Dr. Alexey Tumanov (School of Computer Science, Georgia Institute of Technology)

Dr. Tushar Krishna (School of Electrical and Computer Engineering, Georgia Institute of Technology)

Dr. Sameh Elnikety (Senior Principal Researcher, Microsoft Research)




Edge computing, the notion of placing computational resources at the last-mile of the network (such as within a wiring closet or on a cell phone tower), has emerged as a way to serve the needs of next-generation applications requiring high throughout and low latency. Unlike the Cloud, resources within Edge computing nodes are necessarily limited due to physical space constraints. Because of this limitation, traditional isolation methods for hosting applications on the same platform, such as dedicated virtual machines, are unsuitable due to the resource overhead they require. Alternative methods, such as process-based containers and language-based sandboxes, offer logical application isolation with much less overhead but suffer from issues such as long startup delays and slower-than-native execution speeds. Additionally, these methods lack adequate performance isolation mechanisms that enable efficient resource sharing while ensuring consistent low latency application response times. To achieve a high degree of multi-tenancy, the Edge needs a lightweight execution environment that segments application instances and imposes resource restrictions with minimal overhead.

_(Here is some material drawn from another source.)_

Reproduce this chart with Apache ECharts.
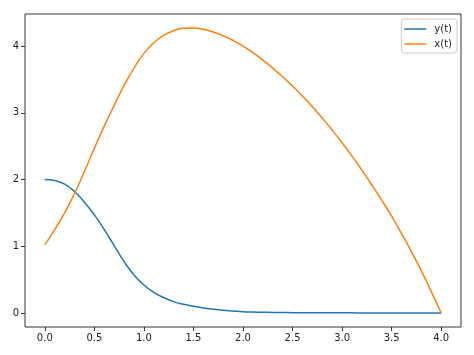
<!DOCTYPE html>
<html>
<head>
<meta charset="utf-8">
<script src="https://cdn.jsdelivr.net/npm/echarts@6/dist/echarts.min.js"></script>
<style>
  html, body { margin: 0; padding: 0; background: #fff; }
  #main { width: 474px; height: 355px; }
</style>
</head>
<body>
<div id="main"></div>
<script>
var chartDom = document.getElementById('main');
var myChart = echarts.init(chartDom);
var option;

// time samples, step 0.1
const t = [0.0, 0.1, 0.2, 0.3, 0.4, 0.5, 0.6, 0.7, 0.8, 0.9,
  1.0, 1.1, 1.2, 1.3, 1.4, 1.5, 1.6, 1.7, 1.8, 1.9,
  2.0, 2.1, 2.2, 2.3, 2.4, 2.5, 2.6, 2.7, 2.8, 2.9,
  3.0, 3.1, 3.2, 3.3, 3.4, 3.5, 3.6, 3.7, 3.8, 3.9, 4.0];

// values
const yVals = [2.00, 1.985, 1.93, 1.82, 1.66, 1.47, 1.25, 1.01, 0.77, 0.57,
  0.42, 0.31, 0.23, 0.17, 0.13, 0.10, 0.075, 0.055, 0.04, 0.03,
  0.02, 0.015, 0.011, 0.008, 0.006, 0.005, 0.004, 0.003, 0.003, 0.002,
  0.002, 0.002, 0.001, 0.001, 0.001, 0.001, 0.001, 0.001, 0.0, 0.0, 0.0];
const xVals = [1.02, 1.25, 1.50, 1.79, 2.12, 2.47, 2.80, 3.11, 3.41, 3.67,
  3.89, 4.05, 4.16, 4.23, 4.265, 4.27, 4.25, 4.21, 4.155, 4.085,
  4.00, 3.90, 3.79, 3.67, 3.54, 3.40, 3.25, 3.09, 2.92, 2.74,
  2.55, 2.35, 2.14, 1.92, 1.69, 1.45, 1.19, 0.92, 0.63, 0.32, 0.0];

const xTicks = [0, 0.5, 1, 1.5, 2, 2.5, 3, 3.5, 4];
const yTicks = [0, 1, 2, 3, 4];

const labelFont = { fontFamily: 'DejaVu Sans', fontSize: 10, color: '#222' };

option = {
  animation: false,
  grid: {
    left: 25, right: 13, top: 14, bottom: 28,
    show: true, borderColor: '#333', borderWidth: 1, backgroundColor: '#fff'
  },
  legend: {
    data: ['y(t)', 'x(t)'],
    orient: 'vertical',
    right: 17, top: 19,
    icon: 'rect',
    itemWidth: 22, itemHeight: 1.5, itemGap: 3,
    padding: [4, 5, 3, 3],
    borderColor: '#ccc', borderWidth: 1, borderRadius: 3,
    backgroundColor: 'rgba(255,255,255,0.8)',
    textStyle: Object.assign({ padding: [0, 0, 0, 3], lineHeight: 12 }, labelFont)
  },
  xAxis: {
    type: 'value',
    min: -0.2, max: 4.2,
    axisLine: { show: false, onZero: false },
    splitLine: { show: false },
    axisTick: { show: true, length: 4, customValues: xTicks, lineStyle: { color: '#333' } },
    axisLabel: Object.assign({ customValues: xTicks, margin: 6,
      formatter: function (v) { return v.toFixed(1); } }, labelFont)
  },
  yAxis: {
    type: 'value',
    min: -0.21, max: 4.48,
    axisLine: { show: false, onZero: false },
    splitLine: { show: false },
    axisTick: { show: true, length: 4, customValues: yTicks, lineStyle: { color: '#333' } },
    axisLabel: Object.assign({ customValues: yTicks, margin: 6,
      formatter: function (v) { return String(v); } }, labelFont)
  },
  series: [
    {
      name: 'y(t)', type: 'line', smooth: true, symbol: 'none',
      data: t.map((v, i) => [v, yVals[i]]),
      lineStyle: { color: '#1f77b4', width: 1.5 }, itemStyle: { color: '#1f77b4' }
    },
    {
      name: 'x(t)', type: 'line', smooth: true, symbol: 'none',
      data: t.map((v, i) => [v, xVals[i]]),
      lineStyle: { color: '#ff7f0e', width: 1.5 }, itemStyle: { color: '#ff7f0e' }
    }
  ]
};

option && myChart.setOption(option);
</script>
</body>
</html>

We propose the development of a hybrid runtime for the Edge that leverages the strengths multiple execution environments and incorporates performance isolation techniques to increase the efficiency of application components executing on Edge platforms. Specifically, our proposed runtime will demonstrate by proof-of-construction the feasibility of a hybrid approach in lowering average and tail response time latencies of applications and increasing resource utilization of the platform on which they execute. We will evaluate our solution using a combination of peer-reviewed benchmarks targeting serverless and microservice architectures coupled with real-world trace data from these services.